Hamburg Marathon
Sonntag 27. April 2008 von Sumpf
Meine Planung war, zwischen 3:45 und vier Stunden anzukommen.
Leider kam es dann doch anders. Natürlich hatte ich mich über das Ankommen gefreut, aber die Umstände mit denen ich ins Ziel kam, waren schon recht ärgerlich. Zumal hierdurch dieses Hochgefühl etwas fehlte auf das ich mich eigentlich sehr gefreut hatte. Aber alles der Reihe nach:
Vor dem Start:
Nachdem ich morgens sogar noch eine viertel Stunde vor dem Wecker um 4:45 Uhr aufwachte, war die Henkersmahlzeit angesagt: Haferflocken mit Milch und reingeschnibbelter Banane. Alles bereitgelegt hatte ich ja bereits am Vorabend, also ging ich nun erst einmal wieder ins Bett. Nächster Weckzeitpunkt Viertel vor sieben. Duschen und sonstige morgens im Bad auszuführende Tätigkeiten, Laufsachen anziehen und im Gedanken nochmal alles durchgehen um ja nichts zu vergessen. Meine Schwägerin „das Bille“ ;-) kam pünktlich um Viertel vor Acht um mich abzuholen. Da wir südlich der Elbe wohnen und viele Zufahrtsstraßen schon gesperrt waren, planten wir, das Auto südlich des historischen alten Elbtunnels abzustellen. Es gibt da einen riesigen Parkplatz der Werft Blohm + Voss, nur leider war der blöderweise abgesperrt, sodaß wir im Parkverbot stehen mussten. Von da aus waren es noch etwa einen Kilometer zum Startblock H zu laufen. Dort mussten wir noch fast eine halbe Stunde auf den Start warten. Kein Startschuss – kein Witz, aber auf St. Pauli ist seit kurzem Waffenverbot – sondern mit einer Schiffsglocke wurde der Start freigegeben. Ganze acht Minuten dauerte es dann noch, bevor sich auch unser Block in Bewegung setzte, obwohl nur etwa 250m vom Starttor entfernt.
Die ersten 15km:
Das Läuferfeld war auf den ersten fünf Kilometern so dicht, daß ein Überholen schwierig war. Meine angestrebte Pace von 5:20 war aufgrund dessen zunächst nicht zu halten, aber ich verlor nur etwa 40 Sekunden. Die nächsten 5km konnte ich wieder etwas aufholen, dank der breiteren Elbchaussee. Bei km 12 sah ich vor mir die Luftballons der Tempoläufer. Mit diesem Tempo bis ins Ziel hätte man es in etwa 3:45 schaffen können, aber was sehe ich? Auf den Ballons steht 4:00! Na klar, die passen sich auf die Ermüdung der Läufer an. Und so beschloss ich, sie zu überholen – war auch noch nicht so schwierig. Alle fünf Kilometer sind Zeitmessmatten und größere Verpflegungsstationen. Bei der fünfzehner half auch meine Frau mit, die so beschäftigt war, dass sie mich erst gar nicht gesehen hatte. Auch hier war die Welt noch in Ordnung: Meine Pace lag zwar so bei 5:27 weil es auch etwas bergan ging, aber ich wollte auch auf Nummer sicher gehen wegen der Wärme. Mittlerweile waren es bereits 18°C und die Sonne brannte gnadenlos auf den Kopf. Allerdings habe ich bei jeder Getränkestation meinen Kopf gekühlt, dies hielt nur leider nicht lange vor.
15km bis 25km:
Spätestens als ich mal meinen Puls kontrollierte stellte ich fest das etwas schief läuft: 170!
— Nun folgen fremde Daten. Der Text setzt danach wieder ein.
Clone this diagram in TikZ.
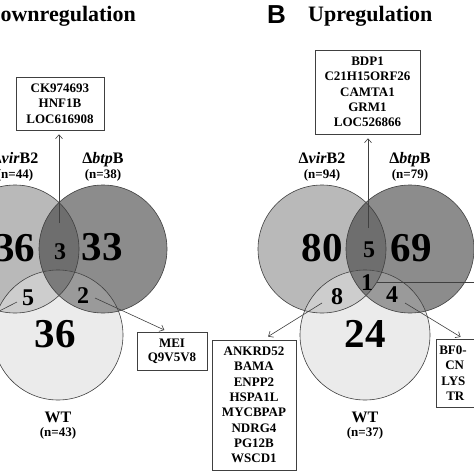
\documentclass[tikz,border=0pt]{standalone}
\usepackage{fontspec}
\setmainfont{Liberation Serif}
\setsansfont{Liberation Sans}
\usetikzlibrary{arrows.meta}

\definecolor{setL}{HTML}{B9B9B9}
\definecolor{setR}{HTML}{8C8C8C}
\definecolor{setLR}{HTML}{6E6E6E}
\definecolor{setW}{HTML}{EBEBEB}
\definecolor{setLW}{HTML}{CDCDCD}
\definecolor{setRW}{HTML}{9A9A9A}
\definecolor{setLRW}{HTML}{7B7B7B}
\definecolor{edge}{HTML}{404040}

\begin{document}
\begin{tikzpicture}[
  x=1pt, y=-1pt,
  title/.style={font=\fontsize{22}{22}\selectfont\bfseries, inner sep=0},
  setname/.style={font=\fontsize{16}{16}\selectfont\bfseries, inner sep=0, anchor=base},
  setsize/.style={font=\fontsize{13}{13}\selectfont\bfseries, inner sep=0, anchor=base},
  bignum/.style={font=\fontsize{41}{41}\selectfont\bfseries, inner sep=0},
  smallnum/.style={font=\fontsize{24}{24}\selectfont\bfseries, inner sep=0},
  genebox/.style={draw=edge, line width=0.6pt, fill=white, align=center, inner sep=0,
    font=\fontsize{13}{15.3}\selectfont\bfseries},
  link/.style={draw=edge, line width=0.6pt},
  >={Straight Barb[length=4pt,width=7pt]}
]
\useasboundingbox (0,0) rectangle (474,474);
\clip (0,0) rectangle (474,474);
\fill[white] (0,0) rectangle (474,474);

% the two Venn diagrams
\foreach \dx in {0,307} {
  \begin{scope}[shift={(\dx,0)}]
    \fill[setL] (15,249) circle [radius=64];
    \fill[setR] (103,249) circle [radius=64];
    \begin{scope}
      \clip (15,249) circle [radius=64];
      \fill[setLR] (103,249) circle [radius=64];
    \end{scope}
    \fill[setW] (58,335) circle [radius=65];
    \begin{scope}
      \clip (58,335) circle [radius=65];
      \fill[setLW] (15,249) circle [radius=64];
      \fill[setRW] (103,249) circle [radius=64];
      \clip (15,249) circle [radius=64];
      \fill[setLRW] (103,249) circle [radius=64];
    \end{scope}
    \draw[link] (15,249) circle [radius=64];
    \draw[link] (103,249) circle [radius=64];
    \draw[link] (58,335) circle [radius=65];
  \end{scope}
}

% panel A
\node[title, anchor=base east] (titleA) at (136,21) {Downregulation};
\node[setname] (virA) at (15,163) {Δ\textit{vir}B2};
\node[setsize] (virAn) at (15,178) {(n=44)};
\node[setname] (btpA) at (103,163) {Δ\textit{btp}B};
\node[setsize] (btpAn) at (103,178) {(n=38)};
\node[setname] (wtA) at (58,422) {WT};
\node[setsize] (wtAn) at (58,436) {(n=43)};

\node[bignum] (onlyvirA) at (15,248) {36};
\node[bignum] (onlybtpA) at (102,247) {33};
\node[bignum] (onlywtA) at (55,334) {36};
\node[smallnum] (vbA) at (60,252) {3};
\node[smallnum] (vwA) at (28,298) {5};
\node[smallnum] (bwA) at (83,296) {2};

\node[genebox, minimum width=88pt, minimum height=53pt] (boxA) at (60,103.5)
  {CK974693\\HNF1B\\LOC616908};
\node[genebox, minimum width=70pt, minimum height=38pt, font=\fontsize{13}{14}\selectfont\bfseries]
  (boxB) at (172,351) {MEI\\Q9V5V8};

\coordinate (vbAfrom) at (59,223);
\coordinate (vwAfrom) at (17,302);
\coordinate (vwAto) at (-44,333);
\coordinate (bwAfrom) at (95,298);
\draw[link, ->, shorten >=4pt] (vbAfrom) -- (vbAfrom |- boxA.south);
\draw[link, ->] (vwAfrom) -- (vwAto);
\draw[link, ->, shorten >=4pt] (bwAfrom) -- ([xshift=-4pt]boxB.north);

% panel B
\node[font=\sffamily\bfseries\fontsize{26}{26}\selectfont, inner sep=0, anchor=base west]
  (panelB) at (267,23) {B};
\node[title, anchor=base west] (titleB) at (308,21) {Upregulation};
\node[setname] (virB) at (322,163) {Δ\textit{vir}B2};
\node[setsize] (virBn) at (322,178) {(n=94)};
\node[setname] (btpB) at (410,163) {Δ\textit{btp}B};
\node[setsize] (btpBn) at (410,178) {(n=79)};
\node[setname] (wtB) at (365,422) {WT};
\node[setsize] (wtBn) at (365,436) {(n=37)};

\node[bignum] (onlyvirB) at (322,248) {80};
\node[bignum] (onlybtpB) at (411,248) {69};
\node[bignum] (onlywtB) at (365,334) {24};
\node[smallnum] (vbB) at (369,250) {5};
\node[smallnum] (allB) at (367,283) {1};
\node[smallnum] (vwB) at (337,297) {8};
\node[smallnum] (bwB) at (392,295) {4};

\node[genebox, minimum width=105pt, minimum height=84pt] (boxC) at (367.5,92)
  {BDP1\\C21H15ORF26\\CAMTA1\\GRM1\\LOC526866};
\node[genebox, minimum width=84pt, minimum height=130pt] (boxE) at (254,405)
  {ANKRD52\\BAMA\\ENPP2\\HSPA1L\\MYCBPAP\\NDRG4\\PG12B\\WSCD1};
\node[genebox, anchor=north west, align=left, inner xsep=3pt, text width=85pt,
  minimum height=68pt] (boxD) at (436,339)
  {BF0-\\\hspace*{6pt}CN\\\hspace*{2pt}LYS\\\hspace*{7pt}TR};

\coordinate (vbBfrom) at (368,228);
\coordinate (allBfrom) at (377,282);
\coordinate (allBto) at (530,282);
\coordinate (vwBfrom) at (322,303);
\coordinate (bwBfrom) at (405,303);
\draw[link, ->, shorten >=4pt] (vbBfrom) -- (vbBfrom |- boxC.south);
\draw[link, ->] (allBfrom) -- (allBto);
\draw[link, ->, shorten >=6pt] (vwBfrom) -- ([xshift=9pt]boxE.north);
\draw[link, ->, shorten >=4pt] (bwBfrom) -- ([xshift=28pt]boxD.north west);
\end{tikzpicture}
\end{document}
Also was tun? – denn so konnte es nicht weitergehen: Tempo rausnehmen. Der Puls ging allerdings nur geringfügig zurück. Bei Km 23 legte ich eine erste kurze Gehpause ein, weil sich auch ein unangenehmes Druckgefühl im Brustbereich bemerkbar machte. Bei km 25 lag meine Durchschnittspace mit 5:38 schon gefährlich nahe an der 4 Stunden Grenze! Auch andere Läufer machten hier schon vereinzelt Gehpausen.
25km bis 40,5km:
Es war 11:30 Uhr und die Temperatur betrug bereits fast 20°C. Als wenn dies alles nicht schon gereicht hätte, kündigte sich bei km 26 der erste Krampf in der rechten Wade an. Zunächst war es nur ein leichtes Ziehen und vorübergehend durch Veränderung der Schrittlänge wieder wegzubekommen. Aber es kam wieder und nun auch links! Bei km 30 musste ich feststellen, dass meine erhofften 4 Stunden schon nicht mehr zu schaffen waren. Erster Frust setzte ein, denn immer mehr Gehpausen rissen den Schnitt weiter runter. Alle paar hundert Meter versuchte ich durch Dehnung der Waden dies Problem in den Griff zu bekommen. Aber auch Power-Gel und isotonische Getränke halfen hier nicht weiter. Die Zuschauer versuchten mich in den Gehphasen zu motivieren, aber es half nichts! Bei km 37,5 war noch ein kleiner Getränkestand von der FDP. Den hatte ich sehr spät gesehen, so musste ich einen Haken schlagen. Da schoß es mir gleichzeitig in beide Waden dermaßen heftig, dass die am Stand gedacht haben müssen, ich mache eine Breakdance – Einlage! Nach zehn Sekunden hatte ich’s wieder im Griff und machte meine Dehnung.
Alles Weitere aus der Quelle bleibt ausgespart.